Questions of Intent and Obligations
The court noted that there were unresolved factual questions regarding the intentions of both parties and their obligations under the agreements. It highlighted that the nature of the parties' bargain was ambiguous, leading to uncertainty about the duties owed and whether either party had breached those duties. The complexity of the relationships established by the agreements necessitated a careful examination of the intentions of both parties, which could not be adequately resolved through summary judgment. The court indicated that these issues required a trial to properly address the factual disputes and interpretations of the contractual language.

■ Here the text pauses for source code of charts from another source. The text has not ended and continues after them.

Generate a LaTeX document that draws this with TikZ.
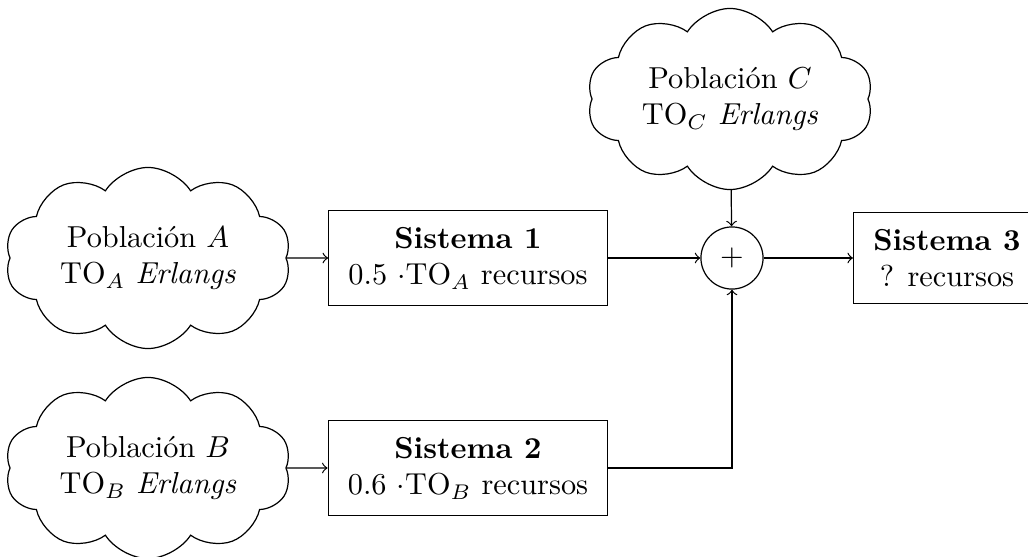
\documentclass[tikz,border=0pt]{standalone}
\usepackage{fontspec}
\usetikzlibrary{shapes.symbols}

\begin{document}
\begin{tikzpicture}[
    x=0.0116cm,
    y=-0.0116cm,
    pop/.style={draw, cloud, cloud puffs=10, cloud puff arc=115, cloud ignores aspect,
        align=center, minimum width=3.32cm, minimum height=2.1cm, inner sep=0pt},
    sys/.style={draw, rectangle, align=center, inner xsep=6.5pt, inner ysep=5.5pt},
    sum/.style={draw, circle, minimum size=0.72cm, inner sep=0pt},
    e/.style={draw, ->},
]
    \clip (0, 0) rectangle (1028, 557);

    \node[pop] (popA) at (148, 258) {Población $A$\\TO$_A$ \textit{Erlangs}};
    \node[pop] (popB) at (148, 468) {Población $B$\\TO$_B$ \textit{Erlangs}};
    \node[pop] (popC) at (730, 99) {Población $C$\\TO$_C$ \textit{Erlangs}};
    \node[sys] (sys1) at (468, 258) {\textbf{Sistema 1}\\0.5 $\cdot$TO$_A$ recursos};
    \node[sys] (sys2) at (468, 468) {\textbf{Sistema 2}\\0.6 $\cdot$TO$_B$ recursos};
    \node[sum] (sum) at (732, 258) {$+$};
    \node[sys, anchor=west] (sys3) at (853, 258) {\textbf{Sistema 3}\\? recursos};

    \path[e] (popA) edge (sys1);
    \path[e] (popB) edge (sys2);
    \path[e] (sys1) edge (sum);
    \path[e] (popC) edge (sum);
    \draw[e] (sys2) -| (sum);
    \path[e] (sum) edge (sys3);
\end{tikzpicture}
\end{document}
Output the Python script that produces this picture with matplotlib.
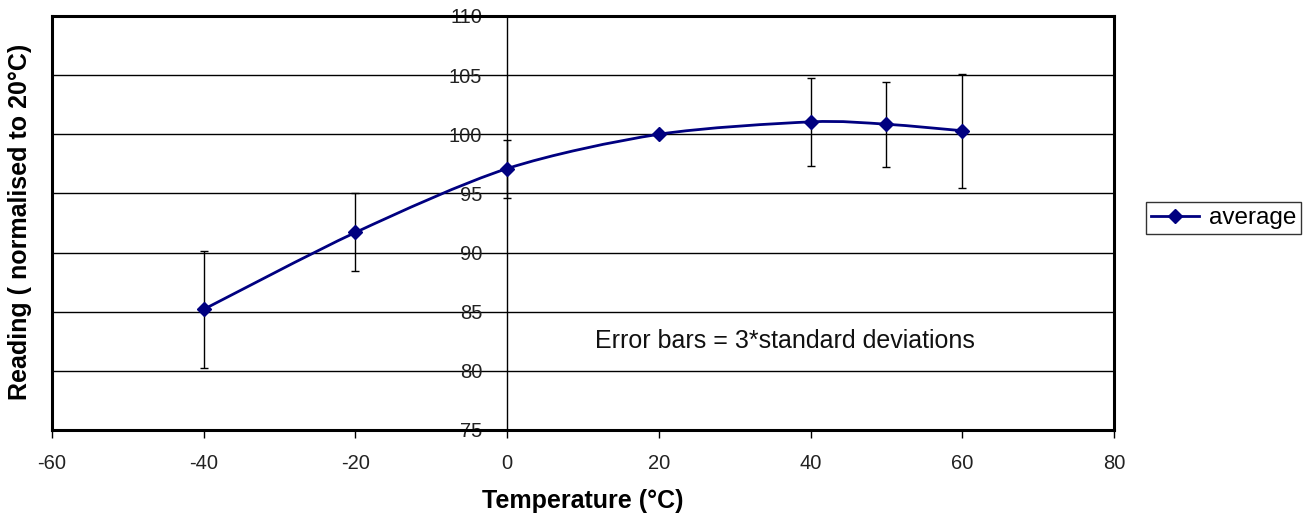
import matplotlib
matplotlib.use("Agg")
import matplotlib.pyplot as plt
from matplotlib.path import Path
from matplotlib.patches import PathPatch
from matplotlib.lines import Line2D
import numpy as np

plt.rcParams['font.family'] = ['Liberation Sans', 'DejaVu Sans']
plt.rcParams['axes.unicode_minus'] = False

temperature = [-40, -20, 0, 20, 40, 50, 60]
average = [85.2, 91.7, 97.1, 100.0, 101.05, 100.85, 100.3]
error = [4.95, 3.3, 2.45, 0.0, 3.7, 3.6, 4.8]
x_ticks = [-60, -40, -20, 0, 20, 40, 60, 80]
y_ticks = [75, 80, 85, 90, 95, 100, 105, 110]

navy = '#000080'

fig = plt.figure(figsize=(13.11, 5.2), dpi=100)
ax = fig.add_axes([52/1311, 90/520, (1114-52)/1311, (430-16)/520])
ax.set_xlim(-60, 80)
ax.set_ylim(75, 110)

# gridlines
ax.set_yticks(y_ticks)
ax.set_xticks(x_ticks)
ax.yaxis.grid(True, color='black', lw=1.0)
ax.set_axisbelow(True)

# frame
for s in ['top', 'right', 'bottom']:
    ax.spines[s].set_linewidth(2.2)
ax.spines['left'].set_position(('data', 0))
ax.spines['left'].set_linewidth(1.0)
ax.axvline(-60, color='black', lw=2.2, clip_on=False)

ax.tick_params(axis='y', length=0, pad=18, labelsize=14.5, labelcolor='#222222')
ax.tick_params(axis='x', direction='out', length=6, width=1, pad=11, labelsize=14.5, labelcolor='#222222')

# smoothed line (cardinal spline -> cubic Bezier)
pts = np.column_stack([temperature, average])
verts = [tuple(pts[0])]
codes = [Path.MOVETO]
n = len(pts)
k = 1.0 / 7.0
for i in range(n - 1):
    p0 = pts[i - 1] if i > 0 else pts[i]
    p1 = pts[i]
    p2 = pts[i + 1]
    p3 = pts[i + 2] if i + 2 < n else pts[i + 1]
    c1 = p1 + (p2 - p0) * k
    c2 = p2 - (p3 - p1) * k
    verts += [tuple(c1), tuple(c2), tuple(p2)]
    codes += [Path.CURVE4] * 3
ax.add_patch(PathPatch(Path(verts, codes), facecolor='none', edgecolor=navy, lw=2.0, zorder=3))

ax.errorbar(temperature, average, yerr=error, fmt='none', ecolor='black',
            elinewidth=1.0, capsize=3, capthick=1.0, zorder=2)
ax.plot(temperature, average, linestyle='none', marker='D', markersize=7,
        color=navy, zorder=4)

ax.text(11.6, 82.5, 'Error bars = 3*standard deviations', fontsize=18,
        va='center', ha='left', color='#111111')

ax.set_xlabel('Temperature (°C)', fontsize=18, fontweight='bold', labelpad=12)
fig.text(20/1311, 1 - 222/520, 'Reading ( normalised to 20°C)', rotation=90,
         fontsize=18, fontweight='bold', ha='center', va='center')

handle = Line2D([], [], color=navy, lw=2.0, marker='D', markersize=7)
leg = fig.legend([handle], ['average'], loc='center left',
                 bbox_to_anchor=(1146/1311, 1 - 218/520), fontsize=17.5,
                 frameon=True, fancybox=False, borderpad=0.2, handlelength=2.0,
                 handletextpad=0.4, borderaxespad=0)
leg.get_frame().set_edgecolor('black')
leg.get_frame().set_linewidth(1.0)

fig.savefig('out.png', dpi=100)
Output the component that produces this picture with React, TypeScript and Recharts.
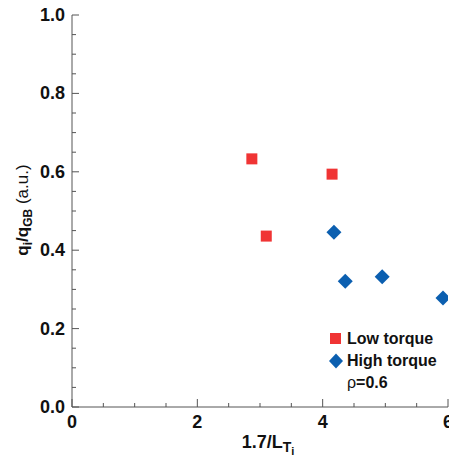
import { ScatterChart, Scatter, XAxis, YAxis, Label } from "recharts";

const FONT = "'Liberation Sans Narrow', 'Arial Narrow', 'Liberation Sans', Arial, sans-serif";
const RED = "#f03434";
const BLUE = "#0b5fb0";
const AXIS = "#555555";

// Low torque (squares)
const lowX = [2.87, 3.1, 4.15];
const lowY = [0.633, 0.436, 0.594];
// High torque (diamonds)
const highX = [4.18, 4.36, 4.95, 5.92];
const highY = [0.446, 0.321, 0.332, 0.278];

const xTicks = [0, 0.5, 1, 1.5, 2, 2.5, 3, 3.5, 4, 4.5, 5, 5.5, 6];
const xLabels = [0, 2, 4, 6];
const yTicks = [0, 0.05, 0.1, 0.15, 0.2, 0.25, 0.3, 0.35, 0.4, 0.45, 0.5, 0.55, 0.6, 0.65, 0.7, 0.75, 0.8, 0.85, 0.9, 0.95, 1];
const yLabels = [0, 0.2, 0.4, 0.6, 0.8, 1];

const low = lowX.map((x, i) => ({ x, y: lowY[i] }));
const high = highX.map((x, i) => ({ x, y: highY[i] }));

const isMajor = (list: number[], v: number) => list.some((m) => Math.abs(m - v) < 1e-6);

function BottomTick({ x, y, payload }: any) {
  const major = isMajor(xLabels, payload.value);
  return (
    <g>
      <line x1={x} x2={x} y1={y} y2={y - (major ? 8 : 4)} stroke={AXIS} />
      {major && (
        <text x={x} y={y + 21} textAnchor="middle" fontFamily={FONT} fontWeight="bold" fontSize={18} fill="#111">
          {payload.value}
        </text>
      )}
    </g>
  );
}

function TopTick({ x, y, payload }: any) {
  const major = isMajor(xLabels, payload.value);
  return <line x1={x} x2={x} y1={y} y2={y + (major ? 8 : 4)} stroke={AXIS} />;
}

function LeftTick({ x, y, payload }: any) {
  const major = isMajor(yLabels, payload.value);
  return (
    <g>
      <line x1={x} x2={x + (major ? 7 : 4)} y1={y} y2={y} stroke={AXIS} />
      {major && (
        <text x={x - 7} y={y + 6} textAnchor="end" fontFamily={FONT} fontWeight="bold" fontSize={18} fill="#111">
          {payload.value.toFixed(1)}
        </text>
      )}
    </g>
  );
}

function RightTick({ x, y, payload }: any) {
  const major = isMajor(yLabels, payload.value);
  return <line x1={x} x2={x - (major ? 7 : 4)} y1={y} y2={y} stroke={AXIS} />;
}

const Square = ({ cx, cy }: any) => <rect x={cx - 5.5} y={cy - 5.5} width={11} height={11} fill={RED} />;
const Diamond = ({ cx, cy }: any) => (
  <polygon points={`${cx},${cy - 7.5} ${cx + 7.5},${cy} ${cx},${cy + 7.5} ${cx - 7.5},${cy}`} fill={BLUE} />
);

export default function App() {
  return (
    <div style={{ position: "absolute", left: 0, top: 0, width: 449, height: 459, overflow: "hidden", background: "#fff" }}>
      <ScatterChart width={470} height={459} margin={{ top: 15, right: 22, bottom: 0, left: 0 }}>
        <XAxis
          xAxisId="b"
          dataKey="x"
          type="number"
          domain={[0, 6]}
          ticks={xTicks}
          interval={0}
          height={52}
          tickSize={0}
          tickMargin={0}
          tickLine={false}
          tick={<BottomTick />}
          stroke={AXIS}
          allowDataOverflow
        >
          <Label
            content={({ viewBox }: any) => (
              <text x={viewBox.x + viewBox.width / 2 + 8} y={448} textAnchor="middle" fontFamily={FONT} fontWeight="bold" fontSize={18} fill="#111">
                1.7/L
                <tspan dy={4} fontSize={14}>T</tspan>
                <tspan dy={3} fontSize={11}>i</tspan>
              </text>
            )}
          />
        </XAxis>
        <XAxis
          xAxisId="t"
          orientation="top"
          dataKey="x"
          type="number"
          domain={[0, 6]}
          ticks={xTicks}
          interval={0}
          height={0}
          tickSize={0}
          tickMargin={0}
          tickLine={false}
          tick={<TopTick />}
          stroke={AXIS}
          allowDataOverflow
        />
        <YAxis
          yAxisId="l"
          dataKey="y"
          type="number"
          domain={[0, 1]}
          ticks={yTicks}
          interval={0}
          width={72}
          tickSize={0}
          tickMargin={0}
          tickLine={false}
          tick={<LeftTick />}
          stroke={AXIS}
          allowDataOverflow
        >
          <Label
            content={({ viewBox }: any) => (
              <text
                x={0}
                y={0}
                transform={`translate(28, ${viewBox.y + viewBox.height / 2 - 1}) rotate(-90)`}
                textAnchor="middle"
                fontFamily={FONT}
                fontSize={17}
                fill="#111"
              >
                <tspan fontWeight="bold">q</tspan>
                <tspan fontWeight="bold" dy={4} fontSize={12}>i</tspan>
                <tspan fontWeight="bold" dy={-4}>/q</tspan>
                <tspan fontWeight="bold" dy={4} fontSize={12}>GB</tspan>
                <tspan dy={-4}> (a.u.)</tspan>
              </text>
            )}
          />
        </YAxis>
        <YAxis
          yAxisId="r"
          orientation="right"
          dataKey="y"
          type="number"
          domain={[0, 1]}
          ticks={yTicks}
          interval={0}
          width={0}
          tickSize={0}
          tickMargin={0}
          tickLine={false}
          tick={<RightTick />}
          stroke={AXIS}
          allowDataOverflow
        />
        <Scatter name="Low torque" data={low} xAxisId="b" yAxisId="l" shape={<Square />} isAnimationActive={false} />
        <Scatter name="High torque" data={high} xAxisId="b" yAxisId="l" shape={<Diamond />} isAnimationActive={false} />
      </ScatterChart>
      <div style={{ position: "absolute", left: 329, top: 328, fontFamily: FONT, fontSize: 16, fontWeight: "bold", color: "#111", lineHeight: "22px" }}>
        <div style={{ display: "flex", alignItems: "center" }}>
          <svg width={18} height={14}>
            <rect x={1} y={1} width={11} height={11} fill={RED} />
          </svg>
          <span>Low torque</span>
        </div>
        <div style={{ display: "flex", alignItems: "center" }}>
          <svg width={18} height={16}>
            <polygon points="7,0.5 14,8 7,15.5 0,8" fill={BLUE} />
          </svg>
          <span>High torque</span>
        </div>
        <div style={{ paddingLeft: 18 }}>
          <span style={{ fontWeight: "normal" }}>ρ</span>=0.6
        </div>
      </div>
    </div>
  );
}
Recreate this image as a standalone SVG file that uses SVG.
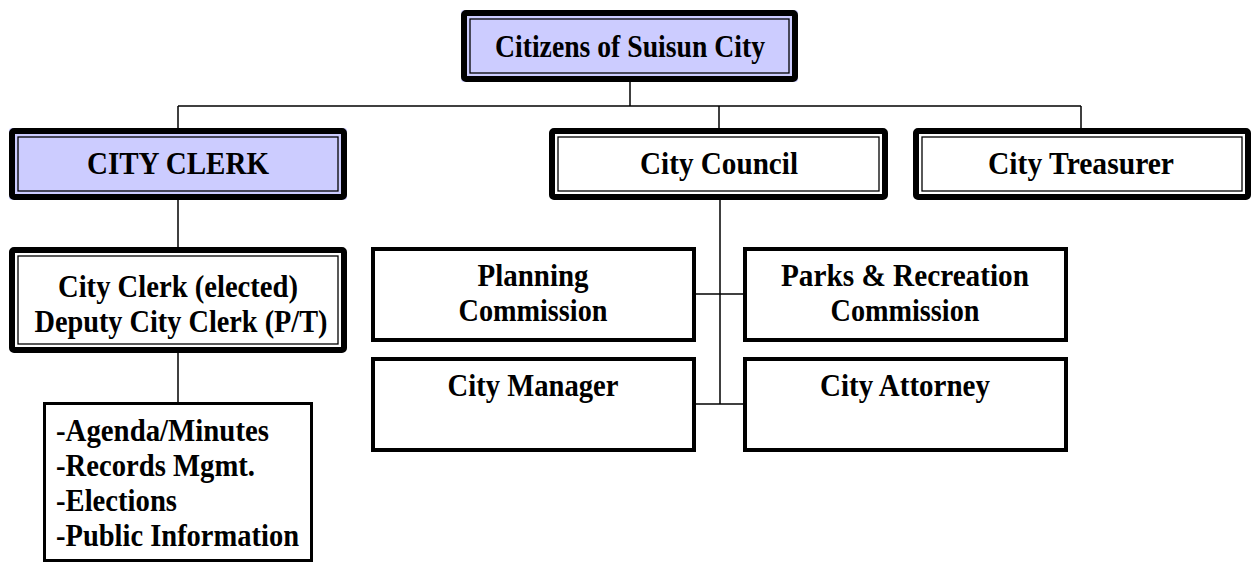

Ultimately, this reasoning reinforced the court's decision to deny both motions for summary judgment, as the matters at hand were too complex and contested to be determined without a trial.
Conclusion of the Court
In conclusion, the court denied both DTC's motion for summary judgment and Trimarco's cross-motion, emphasizing the importance of admissible evidence in supporting claims and defenses. It clarified that the ambiguities in the agreements, coupled with the insufficient proof of breach of fiduciary duty, left significant factual questions unresolved. The court maintained that the determination of the parties' intentions, as well as the obligations under the agreements, must be made through a trial rather than a summary judgment. This decision underscored the court's role in ensuring that parties have the opportunity to present their cases fully, especially in complex contractual disputes where interpretations can greatly affect the outcomes. The court thus set the stage for further proceedings where these factual and legal issues could be explored in greater depth.